Short I and Short O
The letters i and o have short sounds too — /i/ as in pig and /o/ as in dog — each a different middle hum. · 9 min
In the last folio, the letter a taught you its short sound — /a/, the hum in the middle of cat. The other vowels have short sounds too. Today, two of them. Say pig. Now say dog. Each word has a little hum right in the middle — and the two hums are not the same.
Guess before you learn
Say the word pig slowly, stretching the middle: p — i — g. That little hum in the very middle — which sound is it?
It is /i/. Pig, pin, six — they all share that small, smiley middle hum.
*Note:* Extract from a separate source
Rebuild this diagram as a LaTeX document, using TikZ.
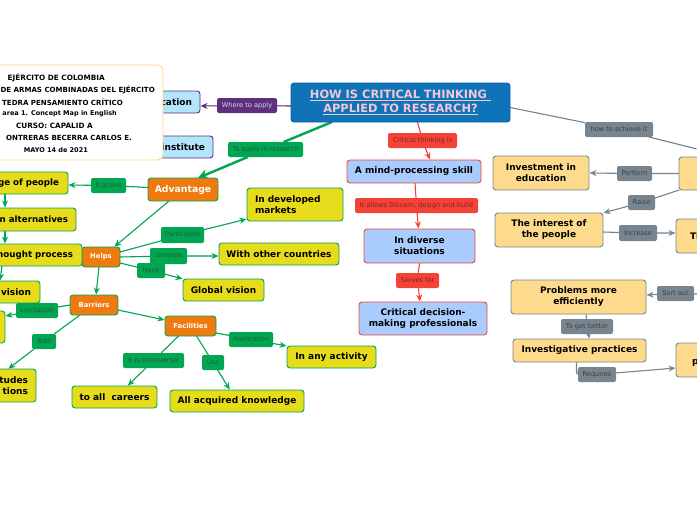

If you picked /o/ or /a/, you still picked a real short vowel — just not this one. Those are dog's hum and cat's hum, and telling the three apart is exactly what this folio is for. Keep your pencil mark beside the ink.
K–2
3–5
Every vowel letter has a short sound, and now you know three: /a/ in cat, /i/ in pig, /o/ in dog. Each one lives in the middle of a little word. To find it, say the word slowly and listen for the hum between the first sound and the last — that hum is the vowel. If it helps, cover the first and last letters with two fingers: the letter left in the middle is the one doing the humming.
Be careful — /i/ and /o/ do not sound alike, and mixing them up makes a different word. Dig and dog. Pit and pot. The letters sit there small and quiet, but that middle hum decides which word you are reading.
6–8
A vowel letter is a busy letter: it spells more than one sound. The letter i can say its short sound /i/ (pig) or its long name (pie); o can say short /o/ (dog) or its long name (go). Which one you use depends on the shape of the word. When a vowel is wedged between two consonants in a short word — a closed syllable, like pig or dog — it almost always takes its short sound. That one rule opens the door to hundreds of the first words you will ever read.
9–12
Linguists write these sounds with exact symbols so there is no confusion: short i is /ɪ/, and short o is /ɒ/ in British English or /ɑ/ in most American speech. The symbols mark where the tongue sits. For /ɪ/ the tongue rides high and toward the front of the mouth, lips relaxed — a small, tight sound. For /ɒ/ the tongue drops low and pulls back while the lips round — a big, open sound. That is why pig feels tight and dog feels open: your tongue is in a different place for each. Swap the vowel and you swap the tongue position — and the word.
K–2
You already know /a/ — the hum in cat. Here are two more. Say pig. That middle hum is /i/. Now say dog. That middle hum is /o/. Two new sounds, right in the middle.
Say /i/ with a small, smiley mouth: pin, six, lip. Say /o/ with a round, open mouth: pot, box, mop. Feel your mouth change.
Undergrad
English writes five vowel letters but speaks roughly a dozen vowel phonemes, so every letter is overloaded. Short i and short o are lax (or 'checked') vowels: they appear in closed syllables and cannot end a stressed English word on their own. Pairs like pit / pot and hit / hot are minimal pairs — words differing in exactly one phoneme — and they are the proof that /ɪ/ and /ɒ/ are two separate, meaning-bearing sounds, not casual variants of one. Teaching short vowels is really teaching a child to hear phonemic contrasts the language already uses but the spelling only partly marks.
Postgrad
The short vowels are a fossil record. Before the Great Vowel Shift of roughly 1400–1700, English long vowels held 'continental' values close to their spellings; the shift raised and diphthongized the long vowels but left the short vowels — /ɪ/, /ɒ/, /æ/ and their kin — largely in place. That is why short i and short o still sound roughly as the letters suggest, while the long vowels drifted far from theirs (compare the i of pig with the i of pine). English orthography froze mid-shift, so one letter now maps to both an older short value and a newer shifted long one. The 'short vowel in a closed syllable' rule a five-year-old learns is, underneath, a rule for reading the layer of the language the shift never moved.
short vowel
The quick, un-stretched sound a vowel letter makes inside a little word — /a/ in cat, /i/ in pig, /o/ in dog. It sits in the middle and does not say the letter's name.
Here is why that middle hum matters so much. It is not just decoration — it decides the word. Keep the first sound and the last sound exactly the same, change only the hum in the middle, and you land on a brand-new word.
Why is this true?
Why does changing the middle sound turn dig into dog, when the first sound and the last sound stay exactly the same?
Because the vowel in the middle is a sound too, not just a resting spot. A word is all of its sounds, in order — change any one of them, even the quiet middle hum, and you have named a different word.